Eigenvalues of vectors with irrational entries I have been trying to find eigenvalues and eigenvectors of this matrix: $\begin{bmatrix}3 & -2\\1 & -1\end{bmatrix}$. So far I have got $\lambda_1=1+\sqrt2$ and $\lambda_2=1-\sqrt2$. I am stuck at finding eigenvectors at this point. Regular row-reduction method gives me hard to compute values. I am sure I am missing something obvious here. 
 A: You've gotten the eigenvalues correctly.

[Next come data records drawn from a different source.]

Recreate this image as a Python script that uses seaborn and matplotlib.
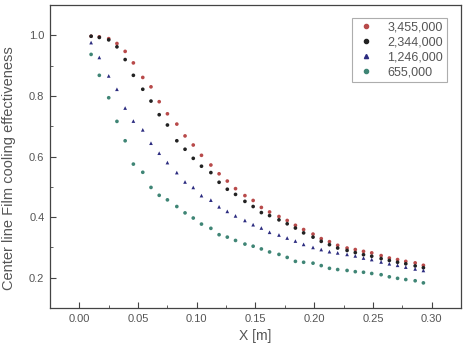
import numpy as np
import pandas as pd
import matplotlib
matplotlib.use("Agg")
import matplotlib.pyplot as plt
import seaborn as sns
from matplotlib.ticker import MultipleLocator
from matplotlib.lines import Line2D

x_vals = [0.010, 0.017, 0.025, 0.032, 0.039, 0.046, 0.054, 0.061, 0.068, 0.075,
          0.083, 0.090, 0.097, 0.104, 0.112, 0.119, 0.126, 0.133, 0.141, 0.148,
          0.155, 0.162, 0.170, 0.177, 0.184, 0.191, 0.199, 0.206, 0.213, 0.220,
          0.228, 0.235, 0.242, 0.249, 0.257, 0.264, 0.271, 0.278, 0.286, 0.293]

re_3455 = [0.997, 0.995, 0.989, 0.973, 0.947, 0.909, 0.861, 0.830, 0.781, 0.741,
           0.707, 0.668, 0.638, 0.604, 0.572, 0.543, 0.519, 0.494, 0.471, 0.455,
           0.432, 0.417, 0.402, 0.389, 0.373, 0.359, 0.344, 0.329, 0.319, 0.307,
           0.298, 0.293, 0.287, 0.282, 0.273, 0.265, 0.260, 0.254, 0.249, 0.241]

re_2344 = [0.997, 0.993, 0.985, 0.962, 0.920, 0.868, 0.822, 0.783, 0.738, 0.704,
           0.652, 0.624, 0.594, 0.568, 0.547, 0.515, 0.492, 0.475, 0.452, 0.435,
           0.415, 0.405, 0.391, 0.378, 0.364, 0.348, 0.334, 0.320, 0.309, 0.298,
           0.290, 0.283, 0.276, 0.271, 0.263, 0.257, 0.251, 0.246, 0.239, 0.233]

re_1246 = [0.976, 0.927, 0.866, 0.822, 0.760, 0.717, 0.688, 0.644, 0.611, 0.580,
           0.547, 0.516, 0.498, 0.471, 0.456, 0.434, 0.419, 0.404, 0.389, 0.375,
           0.364, 0.350, 0.341, 0.331, 0.321, 0.310, 0.300, 0.293, 0.286, 0.282,
           0.277, 0.272, 0.265, 0.260, 0.252, 0.246, 0.241, 0.235, 0.229, 0.224]

re_655 = [0.937, 0.868, 0.794, 0.716, 0.652, 0.575, 0.548, 0.498, 0.472, 0.457,
          0.435, 0.414, 0.397, 0.377, 0.363, 0.342, 0.334, 0.323, 0.311, 0.304,
          0.295, 0.285, 0.277, 0.267, 0.254, 0.251, 0.248, 0.240, 0.231, 0.227,
          0.224, 0.220, 0.218, 0.214, 0.210, 0.203, 0.198, 0.194, 0.190, 0.183]

series_labels = ["3,455,000", "2,344,000", "1,246,000", "655,000"]
series_values = [re_3455, re_2344, re_1246, re_655]

x_ticks = [0.00, 0.05, 0.10, 0.15, 0.20, 0.25, 0.30]
y_ticks = [0.2, 0.4, 0.6, 0.8, 1.0]

colors = {"3,455,000": "#b84a4a", "2,344,000": "#222222",
          "1,246,000": "#2c2c80", "655,000": "#3f8575"}
markers = {"3,455,000": "o", "2,344,000": "o", "1,246,000": "^", "655,000": "o"}

rows = []
for lab, vals in zip(series_labels, series_values):
    for xv, yv in zip(x_vals, vals):
        rows.append({"X": xv, "eta": yv, "Re": lab})
df = pd.DataFrame(rows)

sns.set_style("white")
plt.rcParams["font.family"] = ["Liberation Sans", "DejaVu Sans"]

fig = plt.figure(figsize=(4.74, 3.59), dpi=100)
ax = fig.add_axes([0.1055, 0.142, 0.867, 0.844])

sns.scatterplot(data=df, x="X", y="eta", hue="Re", style="Re",
                hue_order=series_labels, style_order=series_labels,
                palette=colors, markers=markers, s=7, linewidth=0,
                ax=ax, legend=False)

ax.set_xlim(-0.025, 0.325)
ax.set_ylim(0.1, 1.1)
ax.set_xticks(x_ticks)
ax.set_yticks(y_ticks)
ax.set_xticklabels([f"{t:.2f}" for t in x_ticks])
ax.set_yticklabels([f"{t:.1f}" for t in y_ticks])
ax.xaxis.set_minor_locator(MultipleLocator(0.025))
ax.yaxis.set_minor_locator(MultipleLocator(0.1))
ax.tick_params(which="major", direction="in", length=4, width=0.8,
               colors="#444444", labelcolor="#555555", labelsize=8,
               top=False, right=False, bottom=True, left=True, pad=4)
ax.tick_params(which="minor", direction="in", length=2, width=0.6,
               colors="#444444", top=False, right=False, bottom=True, left=True)
for sp in ax.spines.values():
    sp.set_color("#444444")
    sp.set_linewidth(0.9)

ax.set_xlabel("X [m]", fontsize=10, color="#555555", labelpad=4)
ax.set_ylabel("Center line Film cooling effectiveness", fontsize=10.5,
              color="#555555")
ax.yaxis.set_label_coords(-0.083, 0.462)

handles = [Line2D([], [], linestyle="none", marker=markers[l], color=colors[l],
                  markersize=3) for l in series_labels]
leg = ax.legend(handles, series_labels, loc="upper right",
                bbox_to_anchor=(0.966, 0.957), fontsize=9, frameon=True,
                fancybox=False, edgecolor="#999999", handletextpad=1.0,
                borderpad=0.3, labelspacing=0.22, handlelength=1.5,
                borderaxespad=0.0)
for t in leg.get_texts():
    t.set_color("#555555")
leg.get_frame().set_linewidth(0.8)

fig.savefig("out.png", dpi=100)
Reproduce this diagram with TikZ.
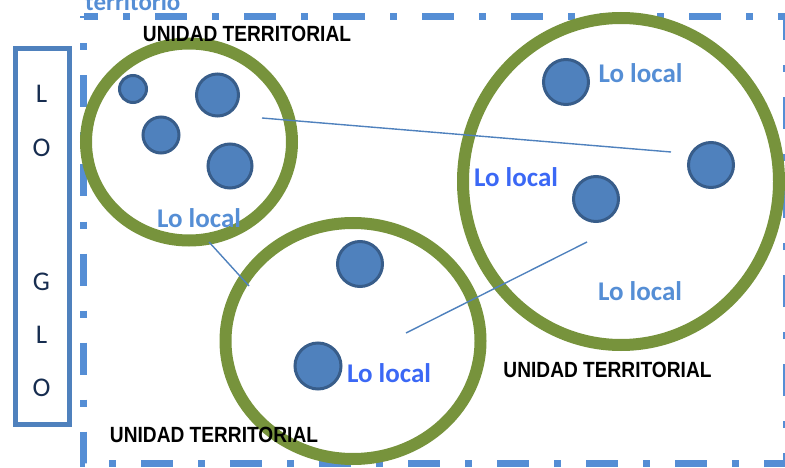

Now, given a matrix $A$ with an eigenvalue $\lambda$, an eigenvector for $\lambda$ is just a non-zero element of the null space of $A-\lambda I$.
So, let's find the null space of $$\begin{bmatrix}3 \strut& -2\\1 & -1\end{bmatrix}-\begin{bmatrix}1+\sqrt{2} & 0\\0 & 1+\sqrt{2}\end{bmatrix}=\begin{bmatrix}2-\sqrt{2} & -2\\1 & -2-\sqrt{2}\end{bmatrix}$$
We row-reduce to simplify the matrix while keeping its null space the same:
$$\begin{bmatrix}2-\sqrt{2} & -2\\1 & -2-\sqrt{2}\end{bmatrix}\xrightarrow{\;\;\Large\mathsf{\text{row 2} \;-\; \left(\frac{1}{2-\sqrt{2}}\right)\,\text{row 1}}\;\;}\begin{bmatrix}2-\sqrt{2}\strut & -2\\0 & 0\end{bmatrix}$$
Obviously, for a non-zero vector $\Bigl[\begin{smallmatrix}x_1\\x_2\end{smallmatrix}\Bigr]$, we have that
$$\begin{align*}
\begin{bmatrix}2-\sqrt{2} & -2\\0 & 0\end{bmatrix}\begin{bmatrix}x_1\strut\\x_2\end{bmatrix}=\begin{bmatrix}0\\0\end{bmatrix}&\iff (2-\sqrt{2})x_1+(-2)x_2=0\\\\\\
&\iff x_2=\frac{2-\sqrt{2}}{2}x_1
\end{align*}$$
and an easy choice of $x_1$ and $x_2$ that satisfy this is $x_1=2$ and $x_2=2-\sqrt{2}$.
Let's check that this worked:
$$\begin{bmatrix}3 \strut& -2\\1 & -1\end{bmatrix}\begin{bmatrix}2\strut\\2-\sqrt{2}\end{bmatrix}=\begin{bmatrix}3\cdot 2+(-2)\cdot(2-\sqrt{2})\strut\\1\cdot 2+(-1)\cdot(2-\sqrt{2})\end{bmatrix}=\begin{bmatrix}2+2\sqrt{2}\\2\sqrt{2}\end{bmatrix}=(1+\sqrt{2})\begin{bmatrix}2\strut\\2-\sqrt{2}\end{bmatrix}$$
$$\checkmark$$
I leave it to you to do this process for the eigenvalue $1-\sqrt{2}$.
A: If you're curious how to get the row reduction method to work:
$\begin{bmatrix}3-\lambda & -2 \\1 & -1-\lambda\end{bmatrix} \sim \begin{bmatrix}1 & -1-\lambda\\3-\lambda & -2 \end{bmatrix} \sim \begin{bmatrix}1 & -1-\lambda\\0 & -2+(-1-\lambda)(-3+\lambda) \end{bmatrix}$.
This looks messy, but, as alex says, this matrix must be rank 1.  So $-2+(-1-\lambda)(-3+\lambda) = 2-(1-\lambda)^2=0$ when you write it all out.  Thus, the eigenvectors corresponding to the eigenvalue $\lambda$ are exactly the multiples of $\begin{bmatrix}1+\lambda\\1\end{bmatrix}$ (note that we switched the rows once, so we have to switch them back).
This actually tells you the eigenvalues as well, since they are just the two roots of the equation $2-(1-\lambda)^2=0$.
Of course alex's approach is much better than this.  I include it mostly to make the point that the row reduction method will always work, if done correctly.  This is worthwhile practice to ensure that your toolbox is functioning correctly.